French oil giant Total’s decision to support Mozambique's counterterrorism operations to secure its energy facilities from direct attacks risks its reputation as it means direct involvement in the government’s already discredited and inadequate fight.
Most recently on Aug. 24, the Total E&P Mozambique Area 1, operator of a $20 billion liquified natural gas (LNG) project, said it has signed a memorandum of understanding (MoU) with the government of Mozambique regarding the security of the project activities in the country's insurgency-engulfed northernmost province of Cabo Delgado.
The new pact, of which the details remain unknown, includes Total providing logistical support to a joint task force that was established to ensure the security of the Mozambique LNG project's activities in the Afungi Peninsula near the northern town of Palma.
Mozambique Minister of Mineral Resources and Energy Ernesto Max Elias Tonela said about the MoU that they are proud to continue working with the Mozambique LNG project to ensure the country benefits from its presence.
“This memorandum of understanding bolsters security measures and endeavors to create a safe operating environment for partners like Total that enables their ongoing investment in Mozambican industry, for small- and medium-sized enterprise and our communities,” he said, highlighting both the government’s and the French company’s goal of protecting their energy investments from the militant insurgencies that have accelerated since 2018.
In early August this year, the so-called Central African Province (ISCAP) of the Daesh terrorist group seized control of the Cabo Delgado port town of Mocimboa da Praia following an offensive on the area. The militia group continues to control areas within and near the northern port town, significantly impacting the security of both the port and Total’s planned LNG facility located 40 kilometers (around 25 miles) to the north. The militia's victory in Mocimboa adds to the obstacles facing the multibillion-dollar international investments to exploit the massive deposits of LNG in northern Mozambique. It has also further threatened the safety of civilians, which has steadily deteriorated since the insurgency began in 2017.
In a report issued in 2020, the United Nations Refugee Agency (UNHCR) documented that at least 100,000 people have been forced to flee their homes throughout Cabo Delgado due to the escalation of violence by armed groups.
The rebels started as a ragtag group near Mocimboa in 2017 and since then have grown in strength to carry out a campaign of violence in villages in coastal districts of Cabo Delgado, killing more than 1,500 people, according to the Armed Conflict Location and Event Data Project.
Before claiming control of the port, the insurgents repeatedly attacked – and took – the city center of Mocimboa da Praia, first in March, then in June and now in August.
Meanwhile, a report published by global intelligence company Stratfor on Aug. 25 said the proposed security agreement between the African country and Total will probably reduce threats to Total's project in Palma and on the Afungi Peninsula rather than erode militants' capabilities across the wider region, leaving the rest of Cabo Delgado vulnerable to insurgent attacks.

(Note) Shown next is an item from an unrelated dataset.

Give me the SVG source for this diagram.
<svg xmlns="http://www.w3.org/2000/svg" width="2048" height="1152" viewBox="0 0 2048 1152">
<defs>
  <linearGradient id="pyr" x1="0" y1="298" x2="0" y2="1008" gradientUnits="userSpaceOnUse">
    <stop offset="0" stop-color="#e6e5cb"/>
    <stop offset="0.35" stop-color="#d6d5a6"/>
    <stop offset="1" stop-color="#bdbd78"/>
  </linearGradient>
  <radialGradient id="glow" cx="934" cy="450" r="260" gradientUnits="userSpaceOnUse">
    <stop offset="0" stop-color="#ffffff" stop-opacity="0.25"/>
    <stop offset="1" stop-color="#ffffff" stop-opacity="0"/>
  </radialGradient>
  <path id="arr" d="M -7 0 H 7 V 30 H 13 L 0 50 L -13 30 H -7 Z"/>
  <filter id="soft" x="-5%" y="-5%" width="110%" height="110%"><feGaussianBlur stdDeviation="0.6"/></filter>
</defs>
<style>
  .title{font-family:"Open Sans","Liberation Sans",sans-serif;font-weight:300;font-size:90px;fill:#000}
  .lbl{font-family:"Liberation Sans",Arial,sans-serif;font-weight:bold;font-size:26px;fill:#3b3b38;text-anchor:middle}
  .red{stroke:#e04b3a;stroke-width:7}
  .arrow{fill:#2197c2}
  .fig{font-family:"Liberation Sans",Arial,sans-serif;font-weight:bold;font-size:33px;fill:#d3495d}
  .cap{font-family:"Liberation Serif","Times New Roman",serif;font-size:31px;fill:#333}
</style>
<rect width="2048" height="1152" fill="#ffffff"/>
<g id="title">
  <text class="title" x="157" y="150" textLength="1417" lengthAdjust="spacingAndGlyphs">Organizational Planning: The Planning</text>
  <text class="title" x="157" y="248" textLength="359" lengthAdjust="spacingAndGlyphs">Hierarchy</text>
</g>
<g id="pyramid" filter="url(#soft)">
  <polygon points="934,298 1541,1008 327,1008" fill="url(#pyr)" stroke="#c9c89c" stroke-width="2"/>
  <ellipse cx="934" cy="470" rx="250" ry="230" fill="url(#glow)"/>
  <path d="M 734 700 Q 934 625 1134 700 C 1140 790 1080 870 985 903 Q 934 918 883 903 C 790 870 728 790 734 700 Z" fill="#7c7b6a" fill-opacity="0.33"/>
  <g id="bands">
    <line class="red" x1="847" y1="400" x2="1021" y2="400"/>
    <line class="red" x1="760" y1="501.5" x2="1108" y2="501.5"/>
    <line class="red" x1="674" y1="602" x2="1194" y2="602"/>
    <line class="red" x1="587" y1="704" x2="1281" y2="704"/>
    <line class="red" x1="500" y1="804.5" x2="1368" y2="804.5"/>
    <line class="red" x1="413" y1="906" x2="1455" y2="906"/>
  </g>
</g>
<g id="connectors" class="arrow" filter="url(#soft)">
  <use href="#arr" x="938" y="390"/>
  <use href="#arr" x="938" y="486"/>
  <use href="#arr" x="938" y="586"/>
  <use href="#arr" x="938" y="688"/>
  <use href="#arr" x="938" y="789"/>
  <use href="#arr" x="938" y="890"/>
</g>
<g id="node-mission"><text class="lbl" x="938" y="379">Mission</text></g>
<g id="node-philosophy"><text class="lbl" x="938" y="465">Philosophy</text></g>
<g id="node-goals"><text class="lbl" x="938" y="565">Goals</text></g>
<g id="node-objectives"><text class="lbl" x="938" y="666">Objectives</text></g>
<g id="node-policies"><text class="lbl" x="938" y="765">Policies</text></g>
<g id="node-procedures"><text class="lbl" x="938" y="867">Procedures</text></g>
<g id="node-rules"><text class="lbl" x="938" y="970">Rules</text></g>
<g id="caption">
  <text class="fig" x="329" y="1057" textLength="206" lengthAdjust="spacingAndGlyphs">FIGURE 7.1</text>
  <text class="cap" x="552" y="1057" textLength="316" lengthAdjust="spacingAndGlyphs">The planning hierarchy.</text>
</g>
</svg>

“So far, insurgents have not directly targeted Total's LNG development, and the Mozambican government has already reinforced its military presence around Palma following the recent surge of attacks near Mocimboa da Praia. But without significantly disrupting their activities across the broader Cabo Delgado region, militants' capabilities will likely continue to grow and could eventually present an even greater threat to Total and other oil and gas companies' onshore operations,” the report noted.

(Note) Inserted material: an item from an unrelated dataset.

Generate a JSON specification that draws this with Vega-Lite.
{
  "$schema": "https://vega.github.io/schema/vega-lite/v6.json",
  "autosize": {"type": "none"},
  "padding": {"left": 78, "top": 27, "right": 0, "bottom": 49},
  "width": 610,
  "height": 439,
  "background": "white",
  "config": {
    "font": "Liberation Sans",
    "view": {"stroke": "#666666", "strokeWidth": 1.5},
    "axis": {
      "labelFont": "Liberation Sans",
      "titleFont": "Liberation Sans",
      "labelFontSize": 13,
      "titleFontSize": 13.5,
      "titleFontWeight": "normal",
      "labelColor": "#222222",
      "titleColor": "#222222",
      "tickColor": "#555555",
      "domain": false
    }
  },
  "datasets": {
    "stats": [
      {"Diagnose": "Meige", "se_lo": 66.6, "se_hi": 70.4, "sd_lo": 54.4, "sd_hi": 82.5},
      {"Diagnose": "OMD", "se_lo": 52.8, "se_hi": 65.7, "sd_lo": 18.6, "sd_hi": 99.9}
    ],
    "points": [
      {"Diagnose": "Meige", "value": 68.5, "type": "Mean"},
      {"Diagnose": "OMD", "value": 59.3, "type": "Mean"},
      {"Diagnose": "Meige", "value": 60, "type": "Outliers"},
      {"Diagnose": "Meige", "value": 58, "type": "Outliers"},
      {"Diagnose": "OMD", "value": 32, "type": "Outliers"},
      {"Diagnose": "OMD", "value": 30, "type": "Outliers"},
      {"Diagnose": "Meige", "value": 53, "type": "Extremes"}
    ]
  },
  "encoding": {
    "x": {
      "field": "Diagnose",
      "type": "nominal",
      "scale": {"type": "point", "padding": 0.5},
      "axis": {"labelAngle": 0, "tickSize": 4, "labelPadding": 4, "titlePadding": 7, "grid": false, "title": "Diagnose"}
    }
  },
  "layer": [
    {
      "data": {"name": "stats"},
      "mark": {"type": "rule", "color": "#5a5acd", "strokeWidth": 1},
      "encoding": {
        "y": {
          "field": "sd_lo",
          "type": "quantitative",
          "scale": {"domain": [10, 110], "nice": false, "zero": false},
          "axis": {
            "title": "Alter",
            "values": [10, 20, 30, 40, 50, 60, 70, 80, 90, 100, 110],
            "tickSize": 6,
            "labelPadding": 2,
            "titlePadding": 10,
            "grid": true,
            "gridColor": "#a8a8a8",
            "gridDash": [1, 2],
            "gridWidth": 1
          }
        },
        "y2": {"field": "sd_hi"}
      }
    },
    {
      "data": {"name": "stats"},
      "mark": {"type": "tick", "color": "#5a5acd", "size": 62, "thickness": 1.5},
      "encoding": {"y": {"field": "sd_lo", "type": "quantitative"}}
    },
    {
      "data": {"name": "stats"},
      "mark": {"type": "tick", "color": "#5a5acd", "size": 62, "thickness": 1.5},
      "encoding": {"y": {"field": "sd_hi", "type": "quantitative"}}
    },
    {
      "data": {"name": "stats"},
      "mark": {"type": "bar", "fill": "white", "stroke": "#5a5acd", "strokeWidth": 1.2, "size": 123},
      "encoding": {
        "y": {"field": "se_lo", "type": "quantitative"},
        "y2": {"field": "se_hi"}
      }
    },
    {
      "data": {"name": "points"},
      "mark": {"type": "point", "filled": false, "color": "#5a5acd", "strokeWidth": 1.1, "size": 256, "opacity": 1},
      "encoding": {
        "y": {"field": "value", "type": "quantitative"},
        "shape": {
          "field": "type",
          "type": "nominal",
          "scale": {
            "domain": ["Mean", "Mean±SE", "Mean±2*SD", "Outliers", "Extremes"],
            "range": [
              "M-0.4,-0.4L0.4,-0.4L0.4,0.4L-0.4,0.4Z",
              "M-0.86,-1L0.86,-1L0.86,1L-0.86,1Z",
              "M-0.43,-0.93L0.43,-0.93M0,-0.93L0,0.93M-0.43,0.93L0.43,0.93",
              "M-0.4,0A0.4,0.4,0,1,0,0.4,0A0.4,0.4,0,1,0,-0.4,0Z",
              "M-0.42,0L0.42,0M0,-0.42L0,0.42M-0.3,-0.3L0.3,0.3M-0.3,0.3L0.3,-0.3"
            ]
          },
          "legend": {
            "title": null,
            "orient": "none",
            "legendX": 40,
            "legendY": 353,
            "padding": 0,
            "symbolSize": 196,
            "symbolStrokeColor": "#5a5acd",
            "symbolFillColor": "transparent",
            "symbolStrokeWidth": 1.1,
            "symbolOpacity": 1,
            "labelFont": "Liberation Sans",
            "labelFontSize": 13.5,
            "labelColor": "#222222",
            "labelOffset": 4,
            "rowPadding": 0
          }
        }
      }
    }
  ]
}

It said that Total’s association with Mozambican security forces who have been accused of violence against civilians including illegal detainments could harm the French oil major’s “international standing among partners and investors, while also affect its standing with local populations who already have little trust in their country's military.”

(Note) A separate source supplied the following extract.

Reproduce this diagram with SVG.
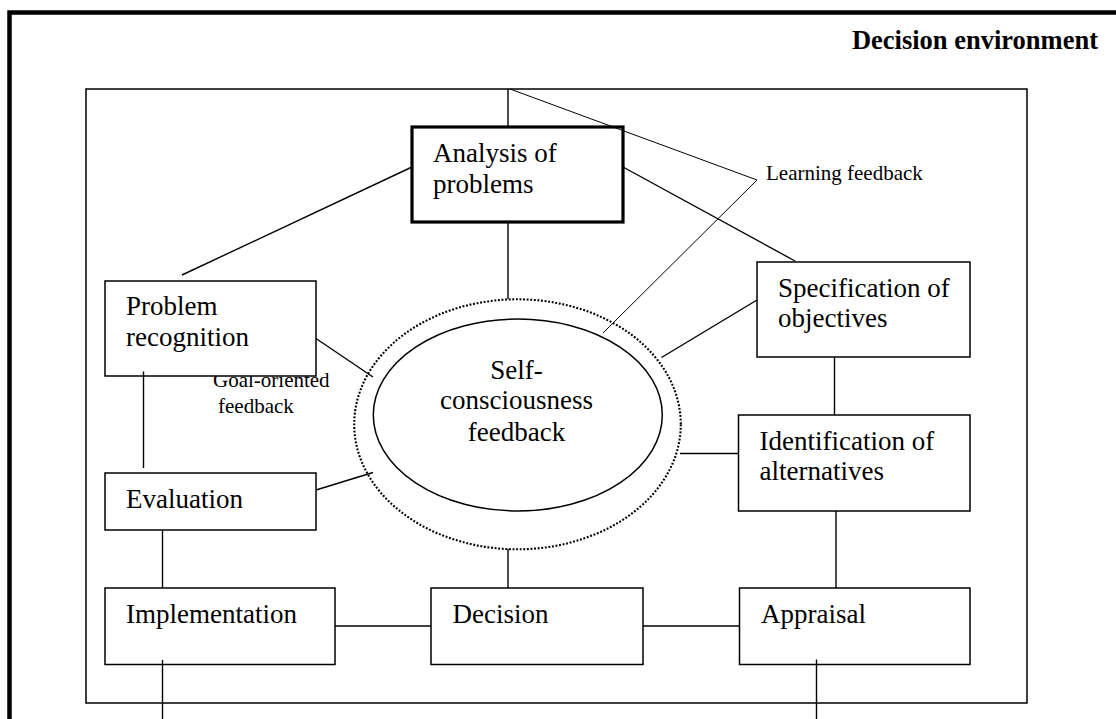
<svg xmlns="http://www.w3.org/2000/svg" width="1116" height="719" viewBox="0 0 1116 719">
  <style>
    text { font-family: "Liberation Serif", "Times New Roman", serif; fill: #000; }
    .node { font-size: 27px; }
    .small { font-size: 21px; }
    .title { font-size: 26.5px; font-weight: bold; }
    .box { fill: #fff; stroke: #000; stroke-width: 1.5; }
    .box-strong { fill: #fff; stroke: #000; stroke-width: 3.2; }
    .link { stroke: #000; stroke-width: 1.4; fill: none; }
    .thin { stroke: #000; stroke-width: 1; fill: none; }
  </style>

  <rect width="1116" height="719" fill="#fff"/>

  <!-- environment frame (open to the right and bottom) -->
  <path d="M9.5,719 V12.5 H1116" fill="none" stroke="#000" stroke-width="4.5"/>
  <text class="title" x="1098" y="49" text-anchor="end">Decision environment</text>

  <!-- inner process boundary -->
  <rect x="86" y="89" width="941" height="614" fill="none" stroke="#000" stroke-width="1.5"/>

  <!-- goal-oriented label sits beneath the recognition box -->
  <g id="label-goal">
    <text class="small" x="213" y="387">Goal-oriented</text>
    <text class="small" x="218" y="413">feedback</text>
  </g>

  <g id="center">
    <ellipse cx="517.5" cy="424.3" rx="163.3" ry="125" fill="none" stroke="#000" stroke-width="2.1" stroke-dasharray="1.9 1.7"/>
    <ellipse cx="517.8" cy="415" rx="144.5" ry="96" fill="#fff" stroke="#000" stroke-width="1.5"/>
    <text class="node" x="516.5" y="378.5" text-anchor="middle">Self-</text>
    <text class="node" x="516.5" y="409" text-anchor="middle">consciousness</text>
    <text class="node" x="516.5" y="440.5" text-anchor="middle">feedback</text>
  </g>

  <g id="analysis">
    <rect class="box-strong" x="412" y="127" width="211" height="95"/>
    <text class="node" x="433" y="162">Analysis of</text>
    <text class="node" x="433" y="193">problems</text>
  </g>

  <g id="recognition">
    <rect class="box" x="105" y="281" width="211" height="95"/>
    <text class="node" x="126" y="315">Problem</text>
    <text class="node" x="126" y="345.5">recognition</text>
  </g>

  <g id="objectives">
    <rect class="box" x="757" y="262" width="213" height="95"/>
    <text class="node" x="778" y="297">Specification of</text>
    <text class="node" x="778" y="327">objectives</text>
  </g>

  <g id="alternatives">
    <rect class="box" x="738.5" y="415" width="231.5" height="96"/>
    <text class="node" x="759.5" y="450">Identification of</text>
    <text class="node" x="759.5" y="480">alternatives</text>
  </g>

  <g id="evaluation">
    <rect class="box" x="105" y="473" width="211" height="57"/>
    <text class="node" x="126" y="507.5">Evaluation</text>
  </g>

  <g id="implementation">
    <rect class="box" x="105" y="588" width="230" height="76.5"/>
    <text class="node" x="126" y="623">Implementation</text>
  </g>

  <g id="decision">
    <rect class="box" x="431" y="588" width="212" height="76.5"/>
    <text class="node" x="452.5" y="623">Decision</text>
  </g>

  <g id="appraisal">
    <rect class="box" x="739.5" y="588" width="230.5" height="76.5"/>
    <text class="node" x="761" y="623">Appraisal</text>
  </g>

  <g id="connectors">
    <line class="link" x1="508" y1="89" x2="508" y2="127"/>
    <line class="link" x1="508" y1="222" x2="508" y2="299"/>
    <line class="link" x1="412" y1="167" x2="182" y2="275"/>
    <line class="link" x1="623" y1="167" x2="795" y2="261"/>
    <line class="link" x1="316" y1="338.5" x2="373" y2="377"/>
    <line class="link" x1="143.5" y1="371.5" x2="143.5" y2="468"/>
    <line class="link" x1="757" y1="300" x2="661.5" y2="357.5"/>
    <line class="link" x1="834.5" y1="357" x2="834.5" y2="415"/>
    <line class="link" x1="680" y1="453.5" x2="738.5" y2="453.5"/>
    <line class="link" x1="316" y1="490" x2="373" y2="472.5"/>
    <line class="link" x1="162.5" y1="530" x2="162.5" y2="588"/>
    <line class="link" x1="836" y1="511" x2="836" y2="588"/>
    <line class="link" x1="508" y1="549" x2="508" y2="588"/>
    <line class="link" x1="335" y1="626" x2="431" y2="626"/>
    <line class="link" x1="643" y1="626" x2="739.5" y2="626"/>
    <line class="link" x1="162.5" y1="660" x2="162.5" y2="719"/>
    <line class="link" x1="816.5" y1="659.5" x2="816.5" y2="719"/>
    <!-- learning feedback leader -->
    <polyline class="thin" points="510,89 757,180 603,333"/>
  </g>
  <text class="small" x="766" y="180">Learning feedback</text>
</svg>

The report, highlighting that the oil giant’s support could be in many different forms from financial support to government budgets and the hiring of private military corporations, to gifting essential equipment such as vehicles and providing use of Total's existing transport infrastructure, said, “Depending on how directly Total involves its assets in security operations, additional risks for energy operators in the region could arise as well, as their assets could also start to be perceived as part of the government security capacity.”
The report also highlighted the Mozambican government’s struggling to fight the insurgency in the area with limited military resources and its dependency on private security providers, including the Russian Wagner Group, which has reportedly failed and withdrawn from the country.
The Wagner Group, which has been involved in conflicts in many countries such as Ukraine, Libya, Syria and Venezuela, was the Mozambique government’s desperate solution in September 2019, winning a competition against its rival group, American businessman Erik Prince’s Frontier Services Group.
According to media and intelligence reports, Prince – founder of the private security group Blackwater, and a Trump administration adviser – met earlier this year with a top official of the Wagner Group and offered his mercenary forces to support the firm’s operations in Libya and Mozambique, which was later denied by his lawyer.
Wagner officials also said they are not willing to work with Prince, three people familiar with their decision told The Intercept.
The Stratfor report added the Russian state-affiliated group reportedly withdrew from Mozambique after only months following losses on the battlefield and problematic interactions with government forces.